If we choose the positive square root, $$y = 3 + \sqrt{x+9}$$, then since $$\sqrt{x+9}$$ is always greater than or equal to 0, $$y$$ would be greater than or equal to 3 ($$y \geq 3$$). This contradicts the requirement that $$y \leq 3$$.

Therefore, we must choose the negative square root to satisfy the original domain restriction ($$x \leq 3$$ becoming $$y \leq 3$$ for the inverse function).

$$y = 3 - \sqrt{x + 9}$$

**step5 Replace y with f^-1(x)**

Finally, replace $$y$$ with $$f^{-1}(x)$$ to denote that this is the inverse function.

$$f^{-1}(x) = 3 - \sqrt{x + 9}$$

**step6 Determine the domain of the inverse function**

The domain of the inverse function $$f^{-1}(x)$$ is equal to the range of the original function $$f(x)$$. Let's find the range of $$f(x) = x^2 - 6x$$ for $$x \leq 3$$. The graph of $$f(x)$$ is a parabola opening upwards. The x-coordinate of its vertex is given by the formula $$x = -\frac{b}{2a}$$ (for a quadratic $$ax^2+bx+c$$).

$$x_{\text{vertex}} = -\frac{-6}{2(1)} = 3$$

Now, find the y-coordinate of the vertex by substituting $$x=3$$ into $$f(x)$$. This is the minimum value of the parabola.

$$f(3) = (3)^2 - 6(3) = 9 - 18 = -9$$

Since the domain of $$f(x)$$ is restricted to $$x \leq 3$$, we are considering the left half of the parabola, including the vertex. In this region, the function's y-values start from the vertex's y-coordinate ($$-9$$) and increase. Thus, the range of $$f(x)$$ is $$[-9, \infty)$$.

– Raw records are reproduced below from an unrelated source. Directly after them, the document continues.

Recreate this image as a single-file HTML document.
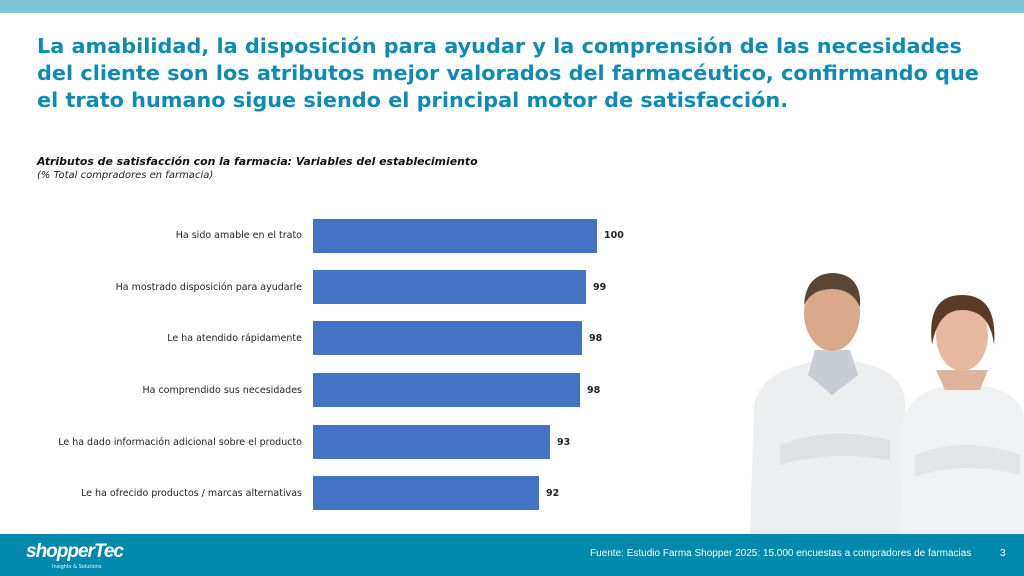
<!DOCTYPE html>
<html><head><meta charset="utf-8"><style>
body{margin:0;width:1024px;height:576px;position:relative;overflow:hidden;background:#fff;font-family:"DejaVu Sans","Liberation Sans",sans-serif}
.top{position:absolute;left:0;top:0;width:1024px;height:13px;background:#7fc3d7}
.title{position:absolute;left:37px;top:33px;width:960px;color:#0e8bb5;font-weight:bold;font-size:20.8px;line-height:27px}
.sub{position:absolute;left:37px;top:155px;font-size:10.9px;font-style:italic;font-weight:bold;color:#111}
.sub2{position:absolute;left:37px;top:170px;font-size:10px;font-style:italic;color:#222}
.bar{position:absolute;left:313px;height:34px;background:#4472c4}
.lab{position:absolute;right:722px;font-size:9.5px;color:#222;white-space:nowrap}
.val{position:absolute;font-size:9.5px;font-weight:bold;color:#222}
.foot{position:absolute;left:0;top:534px;width:1024px;height:42px;background:#0088ad}
.logo{position:absolute;left:26px;top:541px;color:#fff;font-style:italic;font-weight:bold;font-size:19px;font-family:"Liberation Sans",sans-serif;letter-spacing:-1px}
.logo2{position:absolute;left:52px;top:564px;color:#fff;font-size:5px}
.src{position:absolute;left:590px;top:548px;color:#fff;font-size:10px;font-family:"Liberation Sans",sans-serif}
.pg{position:absolute;left:1000px;top:548px;color:#fff;font-size:10px;font-family:"Liberation Sans",sans-serif}
</style></head><body>
<div class="top"></div>
<div class="title">La amabilidad, la disposición para ayudar y la comprensión de las necesidades<br>del cliente son los atributos mejor valorados del farmacéutico, confirmando que<br>el trato humano sigue siendo el principal motor de satisfacción.</div>
<div class="sub">Atributos de satisfacción con la farmacia: Variables del establecimiento</div>
<div class="sub2">(% Total compradores en farmacia)</div>

<div class="bar" style="top:219px;width:284px"></div><div class="lab" style="top:230px">Ha sido amable en el trato</div><div class="val" style="left:604px;top:230px">100</div>
<div class="bar" style="top:270px;width:273px"></div><div class="lab" style="top:282px">Ha mostrado disposición para ayudarle</div><div class="val" style="left:593px;top:282px">99</div>
<div class="bar" style="top:321px;width:269px"></div><div class="lab" style="top:333px">Le ha atendido rápidamente</div><div class="val" style="left:589px;top:333px">98</div>
<div class="bar" style="top:373px;width:267px"></div><div class="lab" style="top:385px">Ha comprendido sus necesidades</div><div class="val" style="left:587px;top:385px">98</div>
<div class="bar" style="top:425px;width:237px"></div><div class="lab" style="top:437px">Le ha dado información adicional sobre el producto</div><div class="val" style="left:557px;top:437px">93</div>
<div class="bar" style="top:476px;width:226px"></div><div class="lab" style="top:488px">Le ha ofrecido productos / marcas alternativas</div><div class="val" style="left:546px;top:488px">92</div>

<svg style="position:absolute;left:740px;top:265px" width="284" height="270">
<path d="M10 270 L14 140 Q20 110 60 100 L90 90 L130 100 Q165 110 165 140 L168 270Z" fill="#eceeef"/>
<path d="M160 270 L162 160 Q168 130 200 122 L225 115 L250 122 Q280 130 284 150 L284 270Z" fill="#f0f1f2"/>
<path d="M75 85 L110 85 L118 110 L92 130 L68 110Z" fill="#c8ccd3"/>
<ellipse cx="92" cy="48" rx="28" ry="38" fill="#d9a98c"/>
<path d="M64 40 Q66 8 94 8 Q122 10 120 42 Q112 24 92 24 Q72 24 64 40Z" fill="#5a4535"/>
<path d="M196 105 L248 105 L240 125 L205 125Z" fill="#e0b49c"/>
<ellipse cx="222" cy="70" rx="26" ry="36" fill="#e6b8a0"/>
<path d="M192 80 Q186 30 222 30 Q258 30 254 80 Q250 45 222 45 Q198 45 192 80Z" fill="#5c3a28"/>
<path d="M40 180 Q90 160 150 175 L150 195 Q90 185 40 200Z" fill="#dfe2e4"/>
<path d="M175 190 Q225 170 280 190 L280 210 Q225 195 175 212Z" fill="#e3e5e7"/>
</svg>

<div class="foot"></div>
<div class="logo">shopperTec</div>
<div class="logo2">Insights &amp; Solutions</div>
<div class="src">Fuente: Estudio Farma Shopper 2025: 15.000 encuestas a compradores de farmacias</div>
<div class="pg">3</div>
</body></html>
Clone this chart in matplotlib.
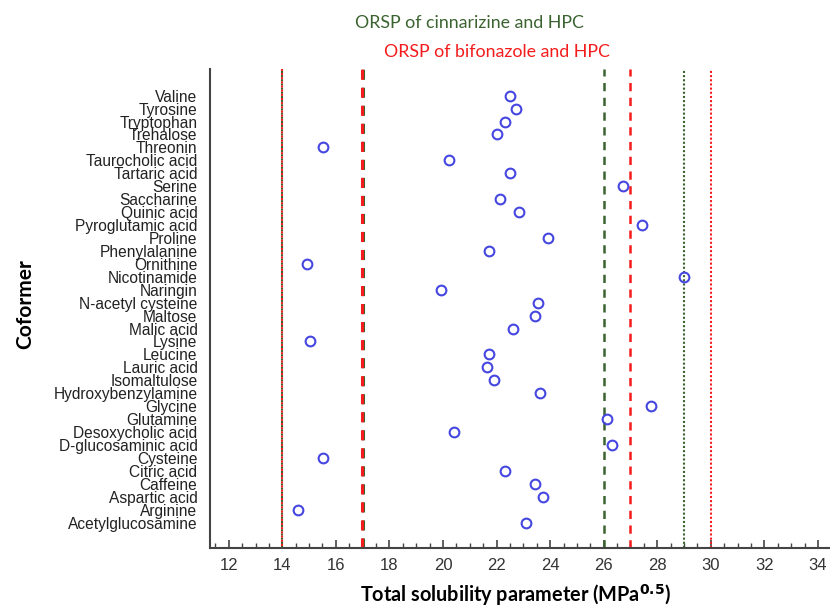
import matplotlib.pyplot as plt
import matplotlib.transforms as mtransforms
from matplotlib.ticker import MultipleLocator

# --- DADOS ---
coformers = ["Valine", "Tyrosine", "Tryptophan", "Trehalose", "Threonin",
             "Taurocholic acid", "Tartaric acid", "Serine", "Saccharine",
             "Quinic acid", "Pyroglutamic acid", "Proline", "Phenylalanine",
             "Ornithine", "Nicotinamide", "Naringin", "N-acetyl cysteine",
             "Maltose", "Malic acid", "Lysine", "Leucine", "Lauric acid",
             "Isomaltulose", "Hydroxybenzylamine", "Glycine", "Glutamine",
             "Desoxycholic acid", "D-glucosaminic acid", "Cysteine",
             "Citric acid", "Caffeine", "Aspartic acid", "Arginine",
             "Acetylglucosamine"]
solubility = [22.51, 22.74, 22.33, 22.02, 15.51,
              20.22, 22.52, 26.73, 22.13,
              22.83, 27.44, 23.91, 21.72,
              14.93, 29.0, 19.92, 23.53,
              23.44, 22.62, 15.02, 21.72, 21.64,
              21.92, 23.64, 27.75, 26.14,
              20.42, 26.32, 15.51,
              22.33, 23.44, 23.73, 14.60,
              23.11]

# ORSP limits (low/high) for each drug with HPC
cinn_inner = [17, 26]
cinn_outer = [14, 29]
bifo_inner = [17, 27]
bifo_outer = [14, 30]

verde = '#3b6330'
vermelho = '#f41c1c'
azul = '#4646e0'

plt.rcParams['font.family'] = ['Liberation Sans', 'DejaVu Sans']

fig = plt.figure(figsize=(8.3, 6.08), dpi=100)
ax = fig.add_axes([0.253, 0.0987, 0.747, 0.7878])

n = len(coformers)
ypos = list(range(n - 1, -1, -1))


def deslocar(linha, dx):
    # desloca a linha alguns pontos na horizontal (para as linhas sobrepostas)
    linha.set_transform(mtransforms.offset_copy(linha.get_transform(), fig=fig,
                                                x=dx, y=0, units='points'))


# linhas verticais
tracejado = (0, (3.3, 2.6))
for x in cinn_inner:
    ln = ax.axvline(x, color=verde, lw=1.8 if x != 17 else 2.2, ls=tracejado)
    if x in bifo_inner:
        deslocar(ln, 0.6)
for x in bifo_inner:
    ln = ax.axvline(x, color=vermelho, lw=1.8 if x != 17 else 2.2, ls=tracejado)
    if x in cinn_inner:
        deslocar(ln, -0.5)
for x in cinn_outer:
    ax.axvline(x, color=verde, lw=1.5, ls=(0, (1, 1)))
for x in bifo_outer:
    ax.axvline(x, color=vermelho, lw=1.5, ls=(1, (1, 1)) if x in cinn_outer else (0, (1, 1)))

ax.plot(solubility, ypos, 'o', mfc='none', mec=azul, mew=1.5, ms=7, ls='none', zorder=5)

ax.set_xlim(11.3, 34.45)
ax.set_ylim(-1.96, 35.06)
ax.set_yticks(ypos)
ax.set_yticklabels(coformers, fontsize=11.2, color='#222222')
ax.tick_params(axis='y', length=0, pad=9)

ax.xaxis.set_major_locator(MultipleLocator(2))
ax.xaxis.set_minor_locator(MultipleLocator(0.5))
ax.tick_params(axis='x', which='major', direction='in', length=6, width=1.2,
               color='#444444', labelsize=12, labelcolor='#333333', pad=7)
ax.tick_params(axis='x', which='minor', direction='in', length=3.5, width=1.0, color='#444444')

for lado in ['top', 'right']:
    ax.spines[lado].set_visible(False)
for lado in ['left', 'bottom']:
    ax.spines[lado].set_color('#444444')
    ax.spines[lado].set_linewidth(1.5)

ax.set_xlabel('Total solubility parameter (MPa$^{\\mathbf{0.5}}$)', fontsize=14.3,
              fontweight='bold', family='Lato', va='center')
ax.xaxis.set_label_coords(516 / 830, 1 - 595 / 608, transform=fig.transFigure)
ax.set_ylabel('Coformer', fontsize=15, fontweight='bold', family='Lato', va='center')
ax.yaxis.set_label_coords(25 / 830, 0.5, transform=fig.transFigure)

fig.text(469 / 830, 1 - 23 / 608, 'ORSP of cinnarizine and HPC', color=verde,
         fontsize=12.8, family='Lato', ha='center', va='center')
fig.text(497 / 830, 1 - 52 / 608, 'ORSP of bifonazole and HPC', color=vermelho,
         fontsize=12.8, family='Lato', ha='center', va='center')

fig.savefig('out.png', dpi=100)
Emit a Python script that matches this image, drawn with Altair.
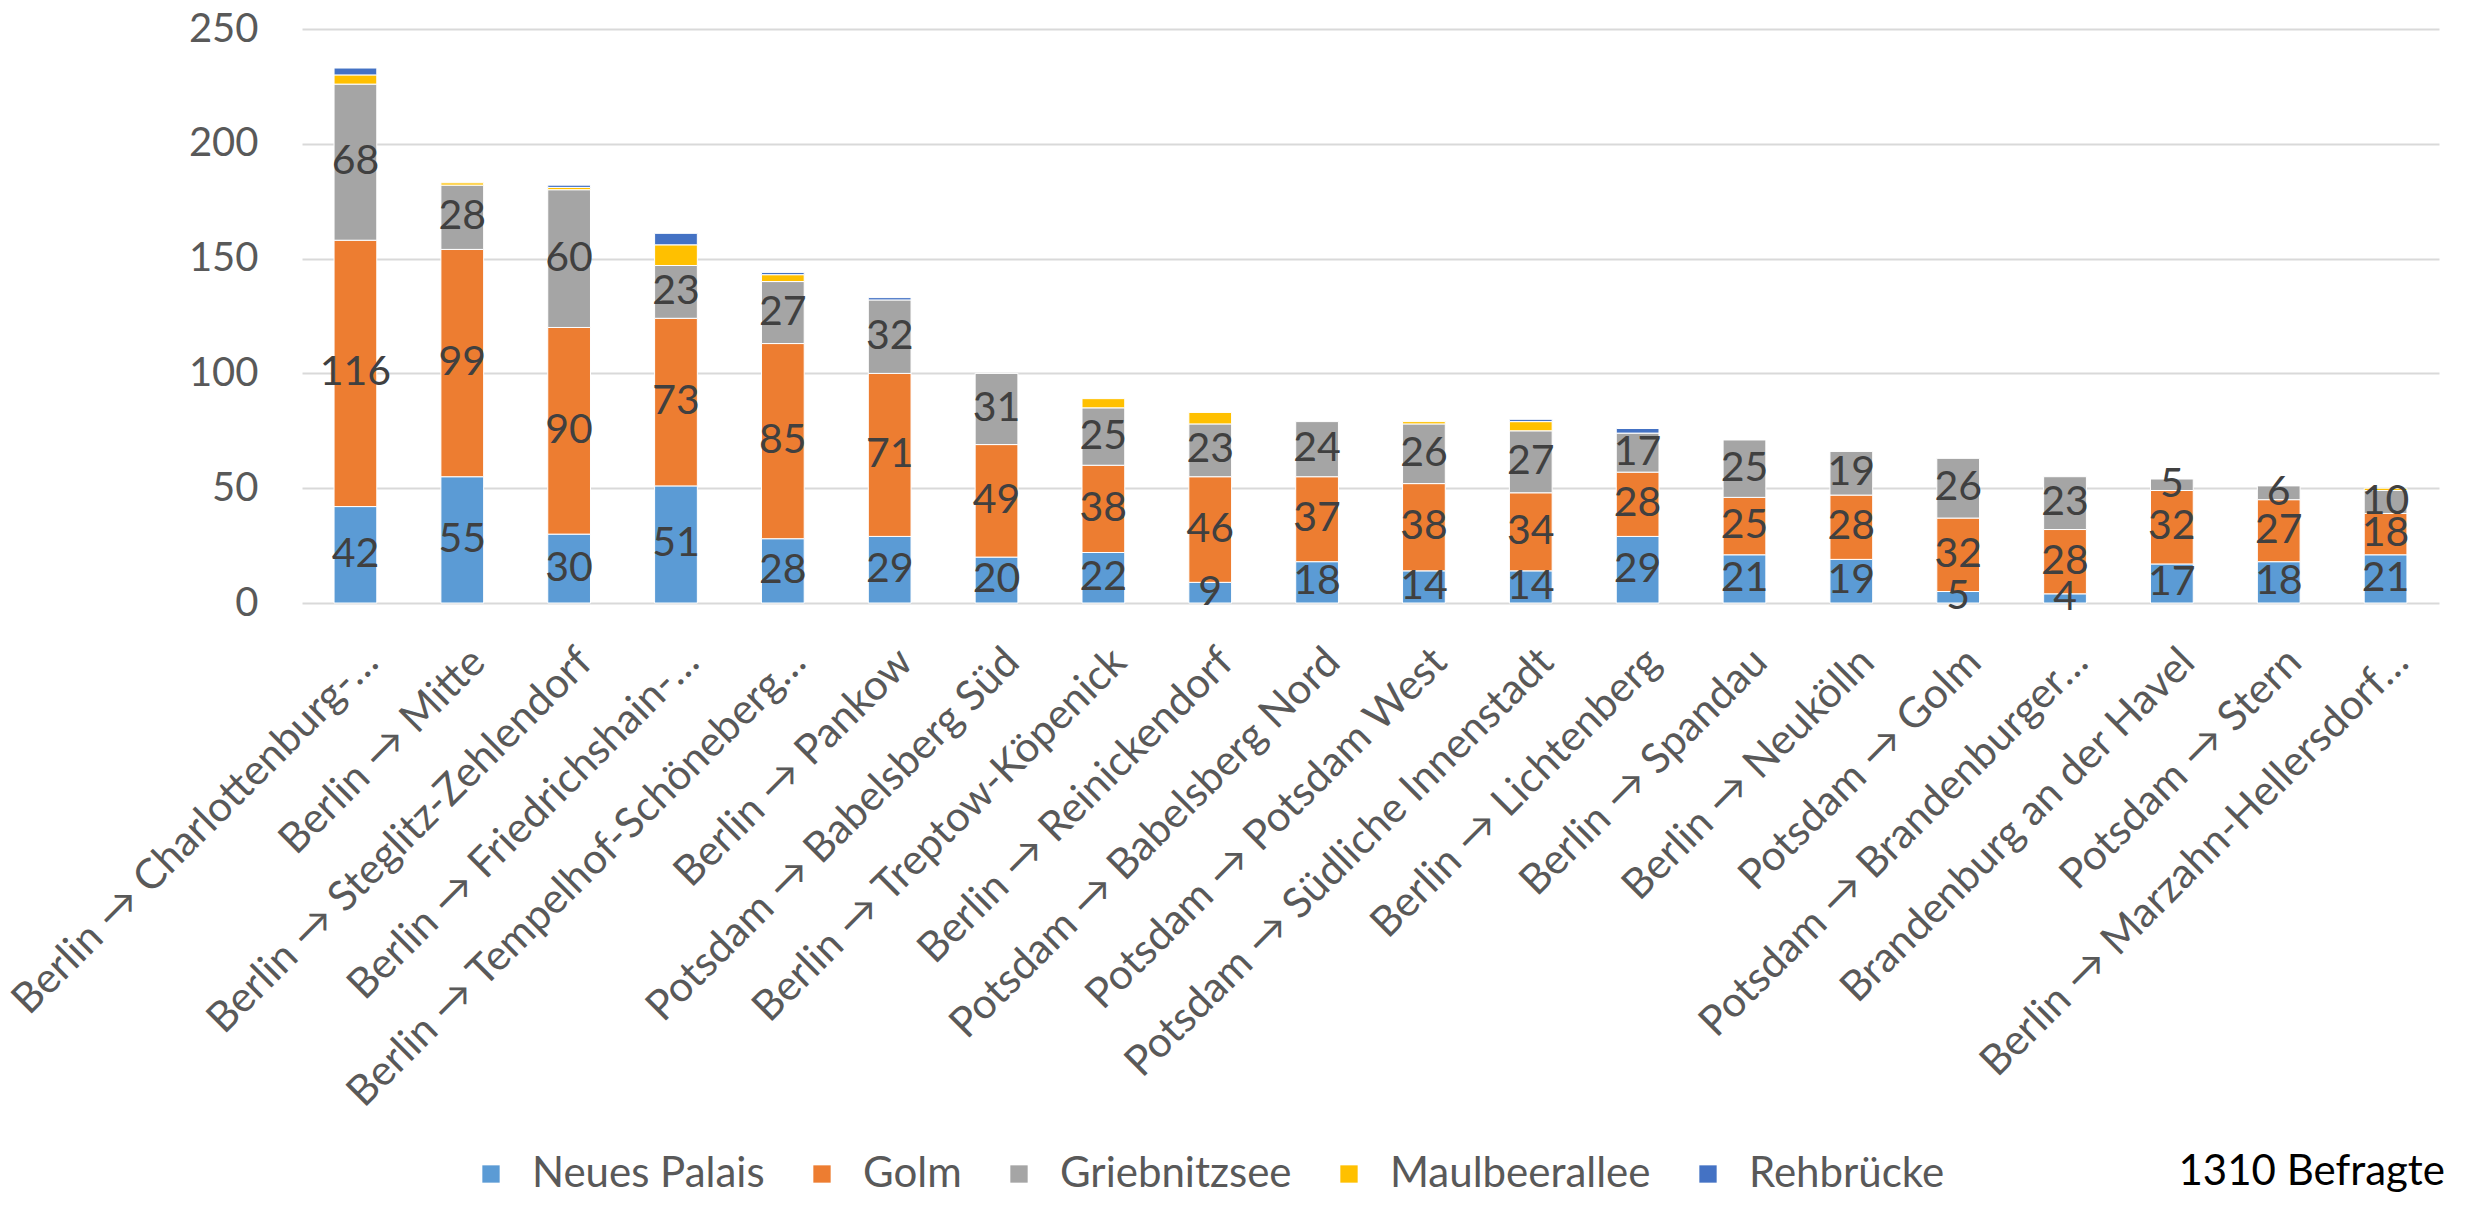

Therefore, the domain of the inverse function $$f^{-1}(x)$$ is $$x \geq -9$$. This is also confirmed by the expression for $$f^{-1}(x)$$ itself; for $$\sqrt{x+9}$$ to be a real number, the expression under the square root must be non-negative.

$$x + 9 \geq 0$$

$$x \geq -9$$

Alternative answer

Answer:
$f^{-1}(x) = 3 - \sqrt{x + 9}$
Domain of $f^{-1}(x)$ is $x \geq -9$. Explain
This is a question about finding the inverse of a function, especially when it's a quadratic one with a restricted domain. It's like finding a way to "undo" what the original function did! . The solving step is:

First, let's call $f(x)$ by the name $y$. So, we have $y = x^2 - 6x$.

To find the inverse function, we do something neat: we swap $x$ and $y$. So, our equation becomes $x = y^2 - 6y$.

Now, our job is to get $y$ all by itself again. This part is a bit like a puzzle because we have $y^2$ and $y$. We use a cool trick called "completing the square."
We want to make the right side look like $(y - \text{something})^2$.
To do this for $y^2 - 6y$, we take half of the number next to $y$ (which is -6), so that's -3. Then we square it $(-3)^2 = 9$. We add this 9 to both sides of the equation:
$x + 9 = y^2 - 6y + 9$
Now, the right side is a perfect square! It's $(y - 3)^2$.
So, $x + 9 = (y - 3)^2$.

Next, to get rid of the square, we take the square root of both sides:
$\sqrt{x + 9} = \pm (y - 3)$

Here's the super important part! We have to choose if it's the positive or negative square root. We look back at the original function, $f(x) = x^2 - 6x$, which was only for $x \leq 3$.
This means the outputs of the inverse function (which are the original function's $x$ values) must also be less than or equal to 3. So, for $f^{-1}(x)$, the $y$ value must be $\leq 3$.
If $y \leq 3$, then $y - 3$ must be less than or equal to 0 (a negative number or zero).
So, we need the negative square root to make $y-3$ negative:
$\sqrt{x + 9} = -(y - 3)$
$\sqrt{x + 9} = -y + 3$

Now, we just need to solve for $y$:
$y = 3 - \sqrt{x + 9}$

So, our inverse function is $f^{-1}(x) = 3 - \sqrt{x + 9}$.

Finally, let's figure out the domain of this inverse function. The domain of $f^{-1}(x)$ is the same as the range of the original function $f(x)$.
The original function $f(x) = x^2 - 6x$ is a parabola that opens upwards. Its vertex (the lowest point) is at $x = -(-6)/(2*1) = 3$.
When $x=3$, $f(3) = (3)^2 - 6(3) = 9 - 18 = -9$.
Since the original function was restricted to $x \leq 3$, it means we're looking at the left half of the parabola, starting from its lowest point at $y = -9$ and going upwards (to positive infinity).
So, the range of $f(x)$ is all numbers from -9 up to positive infinity, or $y \geq -9$.
This means the domain of $f^{-1}(x)$ is $x \geq -9$.
Also, looking at the inverse function $f^{-1}(x) = 3 - \sqrt{x + 9}$, for the square root to make sense, the stuff inside it ($x+9$) must be greater than or equal to 0. So $x+9 \geq 0$, which means $x \geq -9$. This matches perfectly!